In Moneymaker's case, it's unclear whether his $2.5 million win will be reviewed. Nevada officials said there does not appear to be any violations of state law since Moneymaker, 27, of Spring Hill, Tenn., paid the $10,000 buy-in and won the annual tournament at Binion's Horseshoe Hotel & Casino legitimately.

In Tennessee, where gambling is illegal, state law enforcement authorities referred calls to Maury County District Attorney General Mike Bottoms, who would not comment.

Shortly after Moneymaker's full house of fives and fours made him a millionaire, the accountant declined to answer questions about the legalities of gambling online in Tennessee, saying his attorney wasn't present.

World Series of Poker organizers said they will work with Nevada gambling officials to make sure the cards are dealt next year in the 34-year-old tournament.

"We do not want to do anything that would be in violation of the law," Nolan Dalla, the event's spokesman, said. "However, based on our understanding of current regulations, we're in total compliance with the law on this issue."

For Internet poker sites, Moneymaker's win was huge.
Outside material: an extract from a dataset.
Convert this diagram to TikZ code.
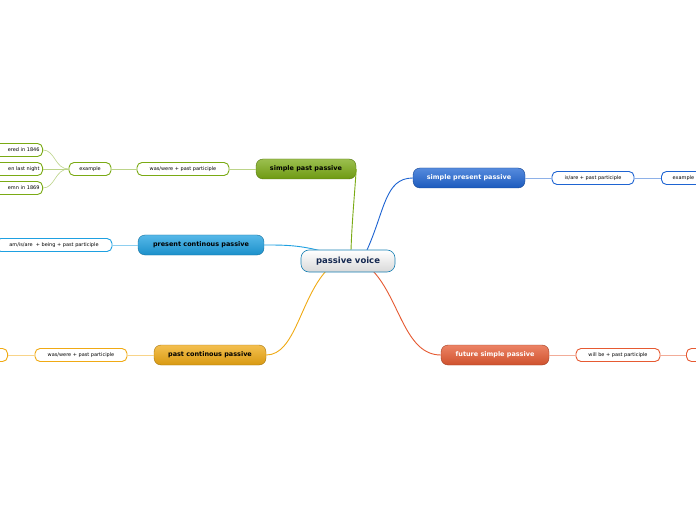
\documentclass[tikz,border=0pt]{standalone}
\usepackage{fontspec}
\setmainfont{DejaVu Sans}
\begin{document}
\begin{tikzpicture}[x=1bp,y=-1bp,
  main/.style={rounded corners=7bp,minimum height=20bp,inner sep=1bp,font=\fontsize{6.5}{7}\selectfont\bfseries,draw=#1!70!black,top color=#1!75,bottom color=#1!90!black,line width=0.4bp},
  leaf/.style={rounded corners=5bp,minimum height=13bp,inner sep=1bp,font=\fontsize{5}{6}\selectfont,draw=#1,fill=white,line width=0.9bp},
  conn/.style={draw=#1,line width=0.9bp},
  thin/.style={draw=#1!50,line width=0.6bp}]
\definecolor{gr}{RGB}{122,170,20}
\definecolor{bl}{RGB}{30,100,210}
\definecolor{cy}{RGB}{30,160,225}
\definecolor{ye}{RGB}{240,170,20}
\definecolor{rd}{RGB}{230,90,50}
\clip (0,0) rectangle (696,520);
\fill[white] (0,0) rectangle (696,520);
% connectors first
\coordinate (c1) at (351,250);
\coordinate (c2) at (367,250);
\coordinate (c3) at (325,252);
\coordinate (c4) at (326,271);
\coordinate (c5) at (373,271);
\node[main=gr,minimum width=100bp] (sp) at (306,169) {simple past passive};
\node[main=bl,minimum width=112bp,text=white] (spr) at (469,178) {simple present passive};
\node[main=cy,minimum width=126bp] (pc) at (201,245) {present continous passive};
\node[main=ye,minimum width=112bp] (pac) at (210,355) {past continous passive};
\node[main=rd,minimum width=108bp,text=white] (fs) at (495,355) {future simple passive};
\begin{scope}[on background layer/.try]
\end{scope}
\draw[conn=gr] (c1) .. controls (352,220) and (355,190) .. (sp.east);
\draw[conn=bl] (c2) .. controls (385,210) and (385,178) .. (spr.west);
\draw[conn=cy] (c3) .. controls (300,245) and (285,245) .. (pc.east);
\draw[conn=ye] (c4) .. controls (300,300) and (295,355) .. (pac.east);
\draw[conn=rd] (c5) .. controls (400,300) and (405,355) .. (fs.west);
\node[rounded corners=8bp,minimum width=94bp,minimum height=22bp,draw=cy!80!black,line width=0.6bp,top color=white,bottom color=black!15,font=\fontsize{8.5}{9}\selectfont\bfseries,text={rgb,255:red,20;green,40;blue,80}] (pv) at (348,261) {passive voice};
% green branch
\node[leaf=gr,minimum width=92bp] (g1) at (183,169) {was/were + past participle};
\node[leaf=gr,minimum width=42bp] (g2) at (90,169) {example};
\node[leaf=gr,minimum width=80bp,anchor=east,align=right,text width=74bp] (g3) at (43,150) {ered in 1846};
\node[leaf=gr,minimum width=80bp,anchor=east,align=right,text width=74bp] (g4) at (43,169) {en last night};
\node[leaf=gr,minimum width=80bp,anchor=east,align=right,text width=74bp] (g5) at (43,188) {emn in 1869};
\draw[thin=gr] (sp.west) -- (g1.east);
\draw[thin=gr] (g1.west) -- (g2.east);
\draw[thin=gr] (g2.west) .. controls (55,169) and (55,150) .. (g3.east);
\draw[thin=gr] (g2.west) -- (g4.east);
\draw[thin=gr] (g2.west) .. controls (55,169) and (55,188) .. (g5.east);
% cyan branch
\node[leaf=cy,minimum width=116bp] (c1n) at (54,245) {am/is/are \ + being + past participle};
\draw[thin=cy] (pc.west) -- (c1n.east);
% yellow branch
\node[leaf=ye,minimum width=92bp] (y1) at (81,355) {was/were + past participle};
\node[leaf=ye,minimum width=40bp,anchor=east] (y2) at (8,355) {};
\draw[thin=ye] (pac.west) -- (y1.east);
\draw[thin=ye] (y1.west) -- (y2.east);
% blue branch
\node[leaf=bl,minimum width=82bp] (b1) at (593,178) {is/are + past participle};
\node[leaf=bl,minimum width=44bp,anchor=west] (b2) at (661,178) {example};
\draw[thin=bl] (spr.east) -- (b1.west);
\draw[thin=bl] (b1.east) -- (b2.west);
% red branch
\node[leaf=rd,minimum width=84bp] (r1) at (618,355) {will be + past participle};
\node[leaf=rd,minimum width=40bp,anchor=west] (r2) at (686,355) {};
\draw[thin=rd] (fs.east) -- (r1.west);
\draw[thin=rd] (r1.east) -- (r2.west);
\end{tikzpicture}
\end{document}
PokerStars.com, which sent Moneymaker and 36 other players to the World Series of Poker, has seen a substantial increase in business, with weekly tournament players jumping from 200 to more than 550 in recent weeks, said Dan Goldman, the company's vice president of marketing.

"Clearly people have been inspired by Chris' win and are using online poker ... to add to their tournament experience so perhaps they can duplicate Chris' feat," he said.

Goldman said he hopes lawmakers differentiate between online poker and games of chance like slot machines in which skill is less a factor.

"Players that play on online poker sites are not playing against the house. The house is hosting the game and making sure it's fair and honest," he said. "We don't care whether the player wins or loses as long as they have a fair opportunity to play."